Test #2 Topics
Test #2 covers the following sections of the book:
- Systems of Linear Equations (Chapter 2, pages 49 - 81, 83 - 85, 88, 89
(plus the Jacobi and Gauss-Seidel Iterative methods which are covered in section 11.5.2-3 page 469-471))
- Eigenvalue Problems (Chapter 4, pages 157 - 162, 165 - 166, Section 4.5.1 -
4.5.2, pages 173 - 177)
- Gaussian Elimination Know how to solve a system using
Gaussian Elimination with the three different pivoting strategies
we studied; understand why naive pivoting can be unstable, understand
why scaled pivoting is sometimes necessary.
- Complexity of Solving Systems Know the complexity of
performing Gaussian elimination and of forward and backward substitution
(solving triangular systems).
- Condition Number Know the definition and how to compute
using both the one and infinity norms; know what it means - what it
tells you about the system and how accurate your solution is; know what
the problem is in computing it in "real life" and why we need ways
to approximate it; understand the approximation algorithms used in
your assignment (Problem 2.4).
- LU Decomposition Know how to compute the LU decomposition
as you perform Gaussian Elimination. Understand that if you pivot
the LU is the decomposition of PA, a permutation of A.
Understand why we compute the LU and how it is used to solve Ax = b
for different b's once it has been computed.
- Implementation Issues Understand how (and why) we compute
and store both L and U in the same matrix, not explicitly storing
0s or the 1s on the diagonal of L. Understand why we do not literally
swap rows (and what we do instead to keep track of such swaps).
- Residual Know how to compute the residual for a solution
and know how (together with the condition number) to interpret it.

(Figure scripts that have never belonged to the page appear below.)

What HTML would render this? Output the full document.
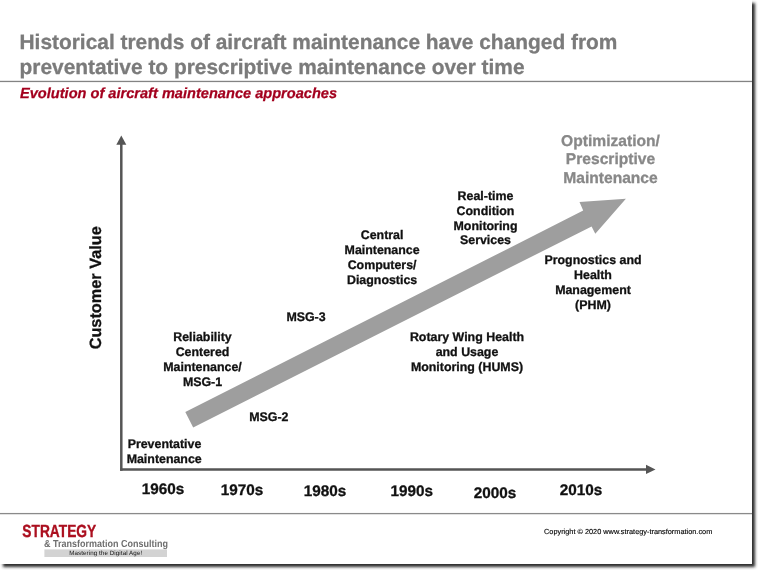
<!DOCTYPE html>
<html><head><meta charset="utf-8">
<title>Historical trends of aircraft maintenance</title>
<style>
html,body{margin:0;padding:0;background:#fff;width:759px;height:571px;overflow:hidden}
svg{display:block}
text{font-family:"Liberation Sans",Arial,sans-serif;text-rendering:geometricPrecision}
.b{font-weight:bold;font-size:12.4px;fill:#111;stroke:#111;stroke-width:0.3px}
.m{text-anchor:middle}
.yr{font-weight:bold;font-size:15.3px;fill:#111;stroke:#111;stroke-width:0.3px}
</style></head><body>
<svg width="759" height="571" viewBox="0 0 759 571">
<defs>
<filter id="sh" x="-2%" y="-2%" width="104%" height="104%"><feGaussianBlur stdDeviation="1.6"/></filter>
</defs>
<!-- slide shadow -->
<rect x="3" y="3" width="752" height="564" fill="#2a2a2a" filter="url(#sh)"/>
<rect x="0" y="0" width="752" height="564" fill="#fff"/>

<!-- title -->
<text x="19.5" y="49" style="font-weight:bold;font-size:20.9px;fill:#7b7b7b;stroke:#7b7b7b;stroke-width:0.3px">Historical trends of aircraft maintenance have changed from</text>
<text x="19.5" y="74" style="font-weight:bold;font-size:20.9px;fill:#7b7b7b;stroke:#7b7b7b;stroke-width:0.3px">preventative to prescriptive maintenance over time</text>
<rect x="0" y="80.8" width="752" height="1.3" fill="#838383"/>
<text x="20" y="97.5" style="font-weight:bold;font-style:italic;font-size:14.6px;fill:#a3001e;stroke:#a3001e;stroke-width:0.25px">Evolution of aircraft maintenance approaches</text>

<!-- axes -->
<line x1="121.3" y1="470.7" x2="121.3" y2="143" stroke="#555" stroke-width="2.5"/>
<polygon points="121.3,135.4 116.3,144.8 126.3,144.8" fill="#555"/>
<line x1="120.1" y1="469.5" x2="647" y2="469.5" stroke="#555" stroke-width="2.7"/>
<polygon points="655.5,469.4 646,464.8 646,474" fill="#555"/>
<text transform="translate(100.6,287.8) rotate(-90)" class="m" style="font-weight:bold;font-size:16.3px;fill:#111;stroke:#111;stroke-width:0.3px">Customer Value</text>

<!-- big arrow -->
<polygon points="185.3,412.1 193.2,427.4 591.6,226.4 595.3,233.8 625.9,198.8 579.5,202.1 583.2,210.6" fill="#9e9e9e"/>

<!-- optimization -->
<g style="font-weight:bold;font-size:15.6px;fill:#888;stroke:#888;stroke-width:0.3px" class="m">
<text x="610.5" y="146.3" class="m">Optimization/</text>
<text x="610.5" y="164.3" class="m">Prescriptive</text>
<text x="610.5" y="182.5" class="m">Maintenance</text>
</g>

<!-- labels -->
<g class="b">
<text x="164.5" y="447.8" class="b m">Preventative</text>
<text x="164.2" y="463.2" class="b m">Maintenance</text>

<text x="202.5" y="341.2" class="b m">Reliability</text>
<text x="202.5" y="356.2" class="b m">Centered</text>
<text x="202.5" y="371.2" class="b m">Maintenance/</text>
<text x="202.5" y="386.0" class="b m">MSG-1</text>

<text x="268.8" y="420.7" class="b m">MSG-2</text>
<text x="306" y="321.4" class="b m">MSG-3</text>

<text x="382.1" y="239.4" class="b m">Central</text>
<text x="382.1" y="254.3" class="b m">Maintenance</text>
<text x="382.1" y="269.1" class="b m">Computers/</text>
<text x="382.1" y="284.0" class="b m">Diagnostics</text>

<text x="485.5" y="199.6" class="b m">Real-time</text>
<text x="485.5" y="214.7" class="b m">Condition</text>
<text x="485.5" y="229.5" class="b m">Monitoring</text>
<text x="485.5" y="244.4" class="b m">Services</text>

<text x="467" y="341.1" class="b m">Rotary Wing Health</text>
<text x="467" y="355.8" class="b m">and Usage</text>
<text x="467" y="370.6" class="b m">Monitoring (HUMS)</text>

<text x="593" y="264.1" class="b m">Prognostics and</text>
<text x="593" y="278.9" class="b m">Health</text>
<text x="593" y="293.7" class="b m">Management</text>
<text x="593" y="308.6" class="b m">(PHM)</text>
</g>

<!-- years -->
<text x="162.9" y="493.6" class="yr m">1960s</text>
<text x="241.9" y="494.8" class="yr m">1970s</text>
<text x="324.9" y="495.6" class="yr m">1980s</text>
<text x="411.8" y="495.9" class="yr m">1990s</text>
<text x="495" y="497.5" class="yr m">2000s</text>
<text x="581.1" y="495.2" class="yr m">2010s</text>

<!-- footer -->
<rect x="0" y="512.95" width="752" height="1.3" fill="#8a8a8a"/>
<text x="544" y="534.2" style="font-size:7.35px;fill:#000;stroke:#000;stroke-width:0.12px">Copyright © 2020 www.strategy-transformation.com</text>

<!-- logo -->
<text x="22.3" y="537.1" transform="translate(22.3,0) scale(0.782,1) translate(-22.3,0)" style="font-weight:bold;font-size:17.6px;fill:#ab0f1f;stroke:#ab0f1f;stroke-width:0.35px">STRATEGY</text>
<text x="44" y="546.6" transform="translate(44,0) scale(0.883,1) translate(-44,0)" style="font-weight:bold;font-size:10.2px;fill:#6e6e6e">&amp; Transformation Consulting</text>
<rect x="44.4" y="549.4" width="122.6" height="7.6" fill="#d3d3d3"/>
<text x="105.7" y="555.1" class="m" style="font-size:6.2px;fill:#111;letter-spacing:0.1px">Mastering the Digital Age!</text>
</svg>
</body></html>
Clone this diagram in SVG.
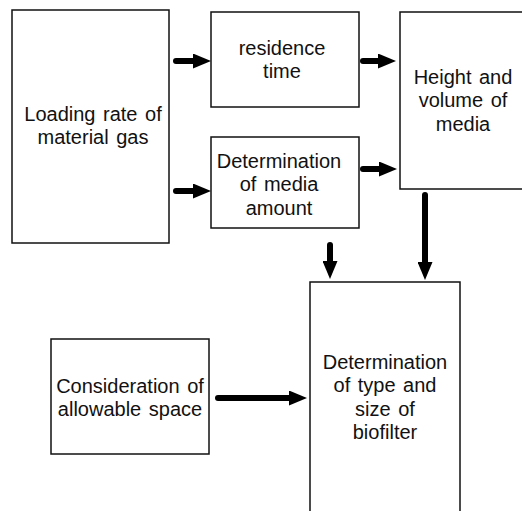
<svg xmlns="http://www.w3.org/2000/svg" width="522" height="511" viewBox="0 0 522 511">
<defs>
<style>
.box{fill:#fff;stroke:#111;stroke-width:1.5}
.t{font-family:"Liberation Sans",Arial,sans-serif;font-size:20px;fill:#111;text-anchor:middle;word-spacing:2px}
.arr{stroke:#000;stroke-width:6;stroke-linecap:round;fill:none;marker-end:url(#head)}
</style>
<marker id="head" markerUnits="userSpaceOnUse" markerWidth="18" markerHeight="15" refX="0" refY="7.5" orient="auto" viewBox="0 0 18 15">
<path d="M0,0 L18,7.5 L0,15 z" fill="#000"/>
</marker>
</defs>
<rect width="522" height="511" fill="#fff"/>
<g id="loading">
<rect class="box" x="12" y="10" width="157" height="233"/>
<text class="t" x="93" y="121">Loading rate of</text>
<text class="t" x="93" y="144">material gas</text>
</g>
<g id="residence">
<rect class="box" x="211" y="12" width="148" height="95"/>
<text class="t" x="282" y="55">residence</text>
<text class="t" x="282" y="78">time</text>
</g>
<g id="media-amount">
<rect class="box" x="211" y="137" width="148" height="91"/>
<text class="t" x="279" y="168">Determination</text>
<text class="t" x="279" y="191">of media</text>
<text class="t" x="279" y="215">amount</text>
</g>
<g id="height-volume">
<rect class="box" x="400" y="12" width="130" height="177"/>
<text class="t" x="463" y="84">Height and</text>
<text class="t" x="463" y="107">volume of</text>
<text class="t" x="463" y="131">media</text>
</g>
<g id="space">
<rect class="box" x="51" y="339" width="158" height="115"/>
<text class="t" x="130" y="393">Consideration of</text>
<text class="t" x="130" y="416">allowable space</text>
</g>
<g id="biofilter">
<rect class="box" x="310" y="282" width="150" height="240"/>
<text class="t" x="385" y="369">Determination</text>
<text class="t" x="385" y="392">of type and</text>
<text class="t" x="385" y="416">size of</text>
<text class="t" x="385" y="439">biofilter</text>
</g>
<g id="connectors">
<line class="arr" x1="176" y1="61" x2="193" y2="61"/>
<line class="arr" x1="176" y1="191" x2="193" y2="191"/>
<line class="arr" x1="363" y1="61" x2="378" y2="61"/>
<line class="arr" x1="363" y1="169" x2="379" y2="169"/>
<line class="arr" x1="425" y1="195" x2="425" y2="262"/>
<line class="arr" x1="330" y1="245" x2="330" y2="261"/>
<line class="arr" x1="218" y1="398" x2="289" y2="398"/>
</g>
</svg>
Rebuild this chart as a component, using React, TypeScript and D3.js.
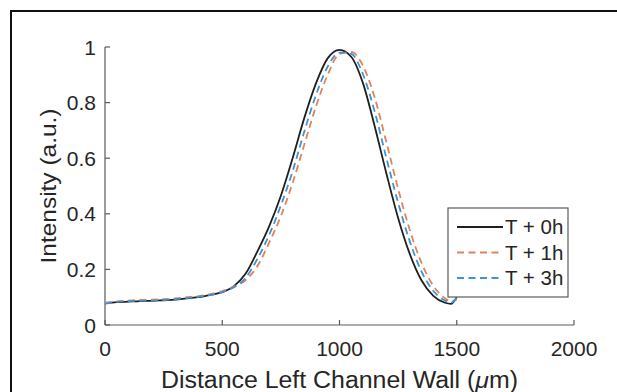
import React from "react";
import * as d3 from "d3";

const xPositions = [0, 50, 100, 150, 200, 250, 300, 350, 400, 450, 500, 550, 600, 650, 700, 750, 800, 850, 900, 950, 1000, 1050, 1100, 1150, 1200, 1250, 1300, 1350, 1400, 1450, 1475, 1500];
const seriesT0 = [0.078, 0.082, 0.084, 0.086, 0.087, 0.089, 0.091, 0.096, 0.1, 0.108, 0.118, 0.14, 0.185, 0.265, 0.355, 0.465, 0.6, 0.745, 0.87, 0.96, 0.99, 0.965, 0.87, 0.715, 0.545, 0.385, 0.255, 0.16, 0.105, 0.08, 0.076, 0.1];
const seriesT1 = [0.08, 0.085, 0.088, 0.09, 0.091, 0.093, 0.096, 0.1, 0.104, 0.111, 0.122, 0.138, 0.162, 0.212, 0.296, 0.392, 0.511, 0.649, 0.787, 0.901, 0.975, 0.982, 0.933, 0.818, 0.657, 0.49, 0.341, 0.223, 0.141, 0.096, 0.085, 0.092];
const seriesT3 = [0.077, 0.083, 0.086, 0.087, 0.088, 0.09, 0.093, 0.097, 0.101, 0.108, 0.118, 0.136, 0.17, 0.238, 0.324, 0.43, 0.553, 0.696, 0.828, 0.93, 0.98, 0.975, 0.902, 0.768, 0.6, 0.44, 0.3, 0.192, 0.123, 0.088, 0.08, 0.098];
const seriesNames = ["T + 0h", "T + 1h", "T + 3h"];
const xTicks = [0, 500, 1000, 1500, 2000];
const yTicks = [0, 0.2, 0.4, 0.6, 0.8, 1];

const colors = ["#1f1f1f", "#e0825a", "#3d93d3"];
const dashes = [null, "7,4.5", "7,4.5"];
const FONT = "'Liberation Sans', Arial, sans-serif";
const AXIS = "#5a5a5a";

export default function App() {
  const W = 617, H = 392;
  const x = d3.scaleLinear().domain([0, 2000]).range([105, 574]);
  const y = d3.scaleLinear().domain([0, 1]).range([325, 47]);
  const all = [seriesT0, seriesT1, seriesT3];
  const line = d3
    .line<number>()
    .x((_, i) => x(xPositions[i]))
    .y((d) => y(d))
    .curve(d3.curveMonotoneX);

  return (
    <svg width={W} height={H} style={{ position: "absolute", left: 0, top: 0, background: "#fff" }} fontFamily={FONT}>
      <rect x={0} y={0} width={W} height={H} fill="#fff" />
      <rect x={11} y={11} width={640} height={420} fill="none" stroke="#111" strokeWidth={2} />
      {/* axes */}
      <line x1={x(0)} x2={x(2000)} y1={y(0)} y2={y(0)} stroke={AXIS} strokeWidth={1.2} />
      <line x1={x(0)} x2={x(0)} y1={y(0)} y2={y(1)} stroke={AXIS} strokeWidth={1.2} />
      {xTicks.map((t) => (
        <g key={"x" + t}>
          <line x1={x(t)} x2={x(t)} y1={y(0)} y2={y(0) - 5} stroke={AXIS} strokeWidth={1.2} />
          <text x={x(t)} y={356} textAnchor="middle" fontSize={21} fill="#262626">
            {t}
          </text>
        </g>
      ))}
      {yTicks.map((t) => (
        <g key={"y" + t}>
          <line x1={x(0)} x2={x(0) + 5} y1={y(t)} y2={y(t)} stroke={AXIS} strokeWidth={1.2} />
          <text x={96} y={y(t) + 7.5} textAnchor="end" fontSize={21} fill="#262626">
            {String(t)}
          </text>
        </g>
      ))}
      <text x={339.5} y={388} textAnchor="middle" fontSize={23} fill="#262626" textLength={357} lengthAdjust="spacingAndGlyphs">
        Distance Left Channel Wall (<tspan fontStyle="italic">μ</tspan>m)
      </text>
      <text transform={`translate(56,186) rotate(-90)`} textAnchor="middle" fontSize={22} fill="#262626" textLength={155} lengthAdjust="spacingAndGlyphs">
        Intensity (a.u.)
      </text>
      {/* series */}
      {all.map((s, i) => (
        <path
          key={i}
          d={line(s) || ""}
          fill="none"
          stroke={colors[i]}
          strokeWidth={1.8}
          strokeDasharray={dashes[i] || undefined}
        />
      ))}
      {/* legend */}
      <rect x={448} y={208} width={120} height={89} fill="#fff" stroke={AXIS} strokeWidth={1.2} />
      {seriesNames.map((n, i) => {
        const ly = 227 + i * 25.5;
        return (
          <g key={n}>
            <line x1={457} x2={503} y1={ly} y2={ly} stroke={colors[i]} strokeWidth={1.8} strokeDasharray={dashes[i] || undefined} />
            <text x={505} y={ly + 7} fontSize={20.5} fill="#262626">
              {n}
            </text>
          </g>
        );
      })}
    </svg>
  );
}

- Iterative Refinement (Improvement) Know how to perform
iterative refinement on a solution.
- Iterative Methods Know the Jacobi and Gauss-Seidel algorithms
for solving systems of equations iteratively. Know about
the concept of diagonal dominance and how it relates to
the convergence of these methods.
- Eigenvalues and Eigenvectors Know the definitions and the
traditional (linear algebra) way of computing them. Be able to
explain the numerical problems posed by this way of computing.
- Localizing Eigenvalues Know the relationship beween "where"
eigenvalues reside in the complex plane and the norm of the matrix;
know how to compute Gershgorin circles and what they tell you about
where eigenvalues are.
- Iterative Methods for Computing Eigenvalues Know the
Power Iteration, Normalized Power Iteration, and Inverse Iteration
algorithms and what each finds. Understand why normalization is
used; know the limitations of these methods.
Ch. 4 Review Problems: pages 205 - 207 #4.20, 4.30, 4.41, 4.44,
4.46; pages 208 - 209 #4.3 (a) - (f), 4.16.